Allez-vous imposer un «style Candinas»?
Pour moi, le plus important, c'est de diriger efficacement le Conseil national. Je serai au service du Parlement et du peuple, c'est ma priorité. C'est la tâche qui compte et pas la personne. On est élu pour ça, pour faire un bon travail et non pas pour se montrer comme président du National. Je vais m'approprier mes devoirs représentatifs et je mettrai la fonction au centre.
Dès votre deuxième semaine, vous devrez présider la séance de couronnement de deux conseillers fédéraux. Comment se prépare-t-on à un tel évènement?
Nous discuterons en réunion de toutes les éventualités afin que tout ait lieu optimalement le jour du vote.
En tant que «premier citoyen» du pays, une de vos tâches est de promouvoir la cohésion nationale. Les citoyens sont très polarisés sur certains sujets, comme la pandémie ou la crise climatique. Quel est votre avis sur la Suisse d’aujourd’hui? Sommes-nous trop pessimistes?
Les Suisses ont vécu cette crise comme dans d'autres pays, où la polarisation était plus palpable encore. Il faut s'en réjouir. Il faut se rappeler que grâce à la diversité de notre pays, nous sommes restés unis: les Genevois, les Tessinois comme les Bâlois. Ça, c'est une force, et il faut faire attention à garder intacte cette unité.
C'est une des missions du monde politique d'insuffler de l'optimisme. Nous vivons dans un pays formidable et il faut en prendre soin.
Qu'est-ce qui fait la cohésion de la Suisse, en 2022?
Le caractère quadrilingue et la diversité de la Suisse, ainsi que la démocratie et le système politique. L'année prochaine, la Constitution aura 175 ans. Ce sera le moment de réfléchir à notre système, mais aussi de se rendre compte du privilège que nous avons de vivre ici.
Et au contraire, qu'est-ce qui divise la Suisse, en 2022?
Sur la question du climat, les opinions d'une partie de la population sont parfois un peu extrêmes.

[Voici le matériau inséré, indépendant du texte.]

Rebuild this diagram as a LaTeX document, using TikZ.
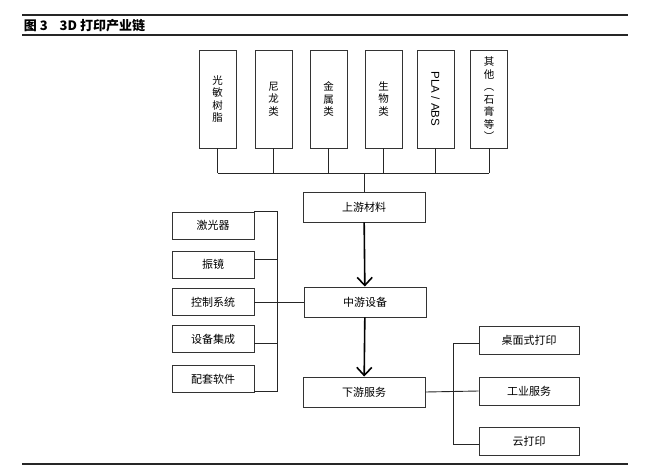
\documentclass[tikz,border=0pt]{standalone}
\usepackage{fontspec}
\setmainfont{Noto Sans CJK SC}
\newfontfamily\latinfont{Liberation Sans}
\usetikzlibrary{arrows.meta}

\begin{document}
\begin{tikzpicture}[x=1pt, y=-1pt, line width=0.9pt,
	material/.style={draw=black!80, minimum width=37pt, minimum height=98pt, inner sep=0pt, align=center, font=\fontsize{10.5}{12.5}\selectfont},
	stage/.style={draw=black!80, minimum width=122pt, minimum height=30pt, inner sep=0pt, font=\fontsize{11}{13}\selectfont},
	part/.style={draw=black!80, minimum width=82pt, minimum height=27pt, inner sep=0pt, font=\fontsize{11}{13}\selectfont},
	service/.style={draw=black!80, minimum width=100pt, minimum height=28pt, inner sep=0pt, font=\fontsize{11}{13}\selectfont},
	link/.style={draw=black!85, line width=0.9pt},
	flow/.style={draw=black, line width=1.6pt, -{Straight Barb[length=8pt, width=15pt, line width=1.6pt]}}]

	\useasboundingbox (0,0) rectangle (660,470);

	% title and rules
	\draw[black!85, line width=1.1pt] (22,15) -- (628,15);
	\draw[black!85, line width=1.1pt] (22,35) -- (628,35);
	\draw[black!85, line width=1.1pt] (22,464) -- (628,464);
	\node[anchor=west, font=\fontsize{13}{15}\selectfont\bfseries] (title) at (20,25.5) {图 3\hspace{12pt}3D 打印产业链};

	% upstream materials
	\node[material] (m1) at (217.5,99) {光\\敏\\树\\脂};
	\node[material] (m2) at (273.5,99) {尼\\龙\\类};
	\node[material] (m3) at (328.5,99) {金\\属\\类};
	\node[material] (m4) at (383.5,99) {生\\物\\类};
	\node[material] (m5) at (435.5,99) {};
	\node[rotate=-90, font=\latinfont\fontsize{11.5}{13}\selectfont] (pla) at (m5) {PLA / ABS};
	\node[material] (m6) at (489,99) {其\\他\\︵\\石\\膏\\等\\︶};

	% the three stages
	\node[stage] (up) at (364,207) {上游材料};
	\node[stage] (mid) at (365,302) {中游设备};
	\node[stage] (down) at (364,392) {下游服务};

	% equipment parts
	\node[part] (p1) at (213,225.5) {激光器};
	\node[part] (p2) at (213,264.5) {振镜};
	\node[part] (p3) at (213,302) {控制系统};
	\node[part] (p4) at (213,339) {设备集成};
	\node[part] (p5) at (213,379) {配套软件};

	% services
	\node[service] (s1) at (529,340) {桌面式打印};
	\node[service] (s2) at (529,391) {工业服务};
	\node[service] (s3) at (529,441) {云打印};

	% materials bus
	\coordinate (mbus) at (0,173);
	\foreach \m in {m1,m2,m3,m4,m5,m6}
		\draw[link] (\m.south) -- (\m.south |- mbus);
	\draw[link] (m1.south |- mbus) -- (m6.south |- mbus);
	\draw[link] (up.north |- mbus) -- (up.north);

	% parts bus
	\coordinate (pbus) at (277,0);
	\draw[link] (p1.north east) -- (p1.north east -| pbus) -- ([yshift=2pt]p5.south east -| pbus) -- ([yshift=2pt]p5.south east);
	\draw[link] ([yshift=5pt]p2.east) -- ([yshift=5pt]p2.east -| pbus);
	\draw[link] ([yshift=-4pt]p4.east) -- ([yshift=-4pt]p4.east -| pbus);
	\draw[link] (p3.east) -- (mid.west);

	% services bus
	\coordinate (sbus) at (453,0);
	\draw[link] ([yshift=-3pt]s1.west) -- ([yshift=-3pt]s1.west -| sbus) -- ([yshift=-3pt]s3.west -| sbus) -- ([yshift=-3pt]s3.west);
	\draw[link] (down.east) -- (s2.west);

	% main flow
	\draw[flow] (up) -- (mid);
	\draw[flow] (mid) -- (down);

\end{tikzpicture}
\end{document}
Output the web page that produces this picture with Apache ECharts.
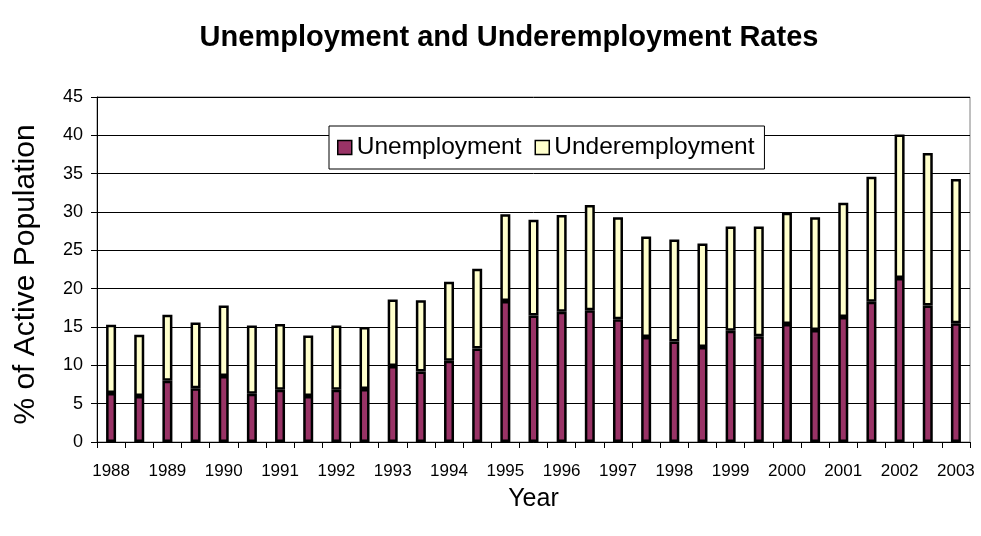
<!DOCTYPE html>
<html>
<head>
<meta charset="utf-8">
<script src="https://cdn.jsdelivr.net/npm/echarts@6/dist/echarts.min.js"></script>
<style>
  html, body { margin: 0; padding: 0; background: #fff; }
  #chart { width: 981px; height: 536px; }
</style>
</head>
<body>
<div id="chart"></div>
<script>
// Half-yearly observations, 1988 to 2003
var periods = [
  '1988', '1988 II', '1989', '1989 II', '1990', '1990 II', '1991', '1991 II',
  '1992', '1992 II', '1993', '1993 II', '1994', '1994 II', '1995', '1995 II',
  '1996', '1996 II', '1997', '1997 II', '1998', '1998 II', '1999', '1999 II',
  '2000', '2000 II', '2001', '2001 II', '2002', '2002 II', '2003'
];

// Unemployment rate (% of active population)
var unemployment = [
  6.4, 6.0, 8.0, 7.0, 8.6, 6.3, 6.8, 6.0,
  6.8, 6.9, 9.9, 9.2, 10.6, 12.2, 18.4, 16.5,
  17.0, 17.2, 16.0, 13.7, 13.1, 12.4, 14.5, 13.8,
  15.4, 14.6, 16.3, 18.3, 21.4, 17.8, 15.5
];

// Underemployment rate, stacked on top of unemployment
var underemployment = [
  8.9, 8.0, 8.6, 8.6, 9.2, 8.9, 8.6, 7.9,
  8.4, 8.1, 8.7, 9.3, 10.3, 10.4, 11.3, 12.5,
  12.6, 13.7, 13.3, 13.1, 13.3, 13.5, 13.6, 14.3,
  14.5, 14.7, 14.9, 16.3, 18.7, 19.9, 18.8
];

var FONT = 'Arial, "Liberation Sans", sans-serif';

var chart = echarts.init(document.getElementById('chart'), null, { renderer: 'canvas' });

chart.setOption({
  animation: false,
  backgroundColor: '#ffffff',
  title: {
    text: 'Unemployment and Underemployment Rates',
    left: 504,
    textAlign: 'center',
    top: 18,
    textStyle: { fontFamily: FONT, fontSize: 29, fontWeight: 'bold', color: '#000' }
  },
  legend: {
    left: 329,
    top: 126,
    padding: [9, 10, 9, 8],
    itemGap: 13,
    itemWidth: 14,
    itemHeight: 14,
    backgroundColor: '#ffffff',
    borderColor: '#000000',
    borderWidth: 1,
    textStyle: { fontFamily: FONT, fontSize: 24.5, color: '#000' },
    data: [
      { name: 'Unemployment', icon: 'rect', itemStyle: { borderColor: '#000', borderWidth: 1.5 } },
      { name: 'Underemployment', icon: 'rect', itemStyle: { borderColor: '#000', borderWidth: 1.5 } }
    ]
  },
  grid: {
    left: 97,
    right: 11,
    top: 97,
    bottom: 94,
    show: true,
    borderColor: '#808080',
    borderWidth: 1,
    backgroundColor: 'transparent'
  },
  xAxis: {
    type: 'category',
    data: periods,
    name: 'Year',
    nameLocation: 'middle',
    nameGap: 45,
    nameTextStyle: { fontFamily: FONT, fontSize: 25, color: '#000' },
    axisLine: { lineStyle: { color: '#000', width: 1 } },
    axisTick: { show: true, interval: 0, length: 6, lineStyle: { color: '#000' } },
    axisLabel: {
      interval: 1,
      margin: 21,
      fontFamily: FONT,
      fontSize: 17,
      color: '#000'
    }
  },
  yAxis: {
    type: 'value',
    min: 0,
    max: 45,
    interval: 5,
    name: '% of Active Population',
    nameLocation: 'middle',
    nameGap: 56,
    nameTextStyle: { fontFamily: FONT, fontSize: 30, color: '#000', padding: [0, 10, 0, 0] },
    axisLine: { show: true, lineStyle: { color: '#000', width: 1 } },
    axisTick: { show: true, length: 6, lineStyle: { color: '#000' } },
    axisLabel: { margin: 14, fontFamily: FONT, fontSize: 18, color: '#000' },
    splitLine: { show: true, lineStyle: { color: '#000', width: 1 } }
  },
  series: [
    {
      name: 'Unemployment',
      type: 'bar',
      stack: 'rate',
      barWidth: 10,
      data: unemployment,
      itemStyle: { color: '#993366', borderColor: '#000', borderWidth: 2.5 }
    },
    {
      name: 'Underemployment',
      type: 'bar',
      stack: 'rate',
      barWidth: 10,
      data: underemployment,
      itemStyle: { color: '#FFFFCC', borderColor: '#000', borderWidth: 2.5 }
    }
  ]
});
</script>
</body>
</html>
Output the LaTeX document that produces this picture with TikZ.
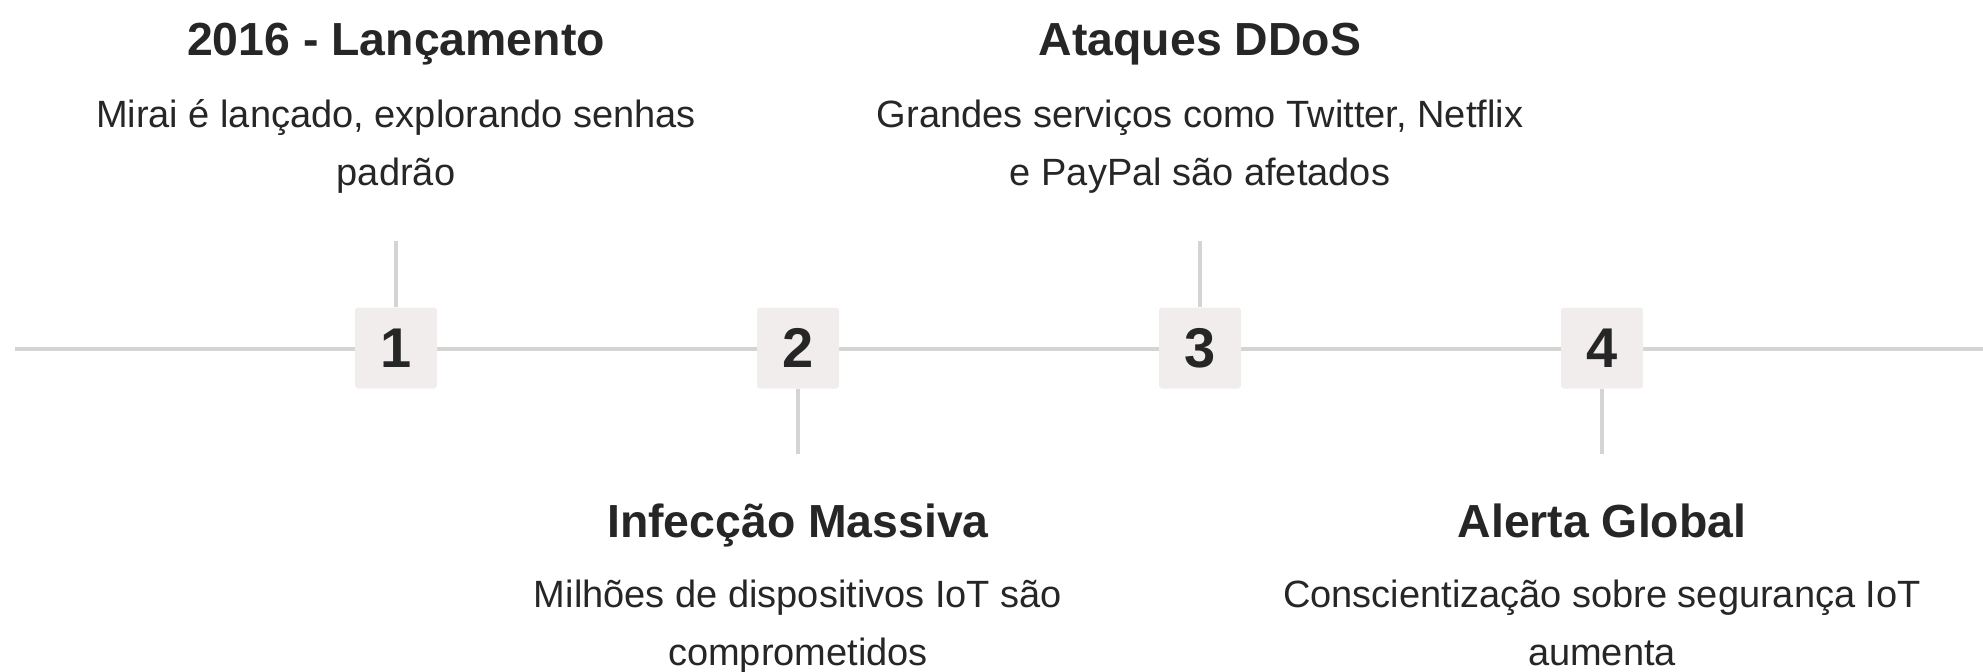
\documentclass[tikz,border=0pt]{standalone}
\usepackage{fontspec}
\setmainfont{Liberation Sans}
\usetikzlibrary{positioning}

\definecolor{railgray}{RGB}{214,211,211}
\definecolor{stepfill}{RGB}{240,237,236}
\definecolor{ink}{RGB}{38,38,38}

\begin{document}
\begin{tikzpicture}[
  x=0.5pt, y=-0.5pt,
  rail/.style={draw=railgray, line width=1.6pt},
  stepbox/.style={fill=stepfill, rounded corners=1.5pt, minimum width=41pt, minimum height=40.5pt,
                  inner sep=0pt, font=\fontsize{28}{28}\selectfont\bfseries, text=ink},
  evtitle/.style={font=\fontsize{23.2}{28}\selectfont\bfseries, text=ink, anchor=base},
  evtext/.style={font=\fontsize{19}{29}\selectfont, text=ink, align=center, anchor=base}
]
\useasboundingbox (0,0) rectangle (1983,671);

% timeline rail behind the numbered steps
\coordinate (railstart) at (15,349);
\coordinate (railend)   at (1983,349);
\draw[rail] (railstart) -- (railend);

\foreach \i in {1,...,4}
  \node[stepbox] (step\i) at ({396+402*(\i-1)},348) {\i};

% stems: odd steps point up, even steps point down
\coordinate (up1)   at (396,241);
\coordinate (up3)   at (1200,241);
\coordinate (down2) at (798,454);
\coordinate (down4) at (1602,454);
\draw[rail] (step1.north) -- (up1);
\draw[rail] (step3.north) -- (up3);
\draw[rail] (step2.south) -- (down2);
\draw[rail] (step4.south) -- (down4);

% two-line texts sit on the baseline of their last line
\node[evtitle] (title1) at (396,55)   {2016 - Lançamento};
\node[evtext]  (text1)  at (396,185)  {Mirai é lançado, explorando senhas\\padrão};
\node[evtitle] (title3) at (1200,55)  {Ataques DDoS};
\node[evtext]  (text3)  at (1200,185) {Grandes serviços como Twitter, Netflix\\e PayPal são afetados};

\node[evtitle] (title2) at (798,537)  {Infecção Massiva};
\node[evtext]  (text2)  at (798,665)  {Milhões de dispositivos IoT são\\comprometidos};
\node[evtitle] (title4) at (1602,537) {Alerta Global};
\node[evtext]  (text4)  at (1602,665) {Conscientização sobre segurança IoT\\aumenta};

\end{tikzpicture}
\end{document}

Il faut faire les choses pas à pas, prendre ses responsabilités individuellement, mais faire des efforts ensemble pour trouver des solutions, à gauche comme à droite. Nous avons la démocratie la plus directe en Europe. La population peut exprimer ses opinions dans notre système politique. C'est ça qui doit être notre force.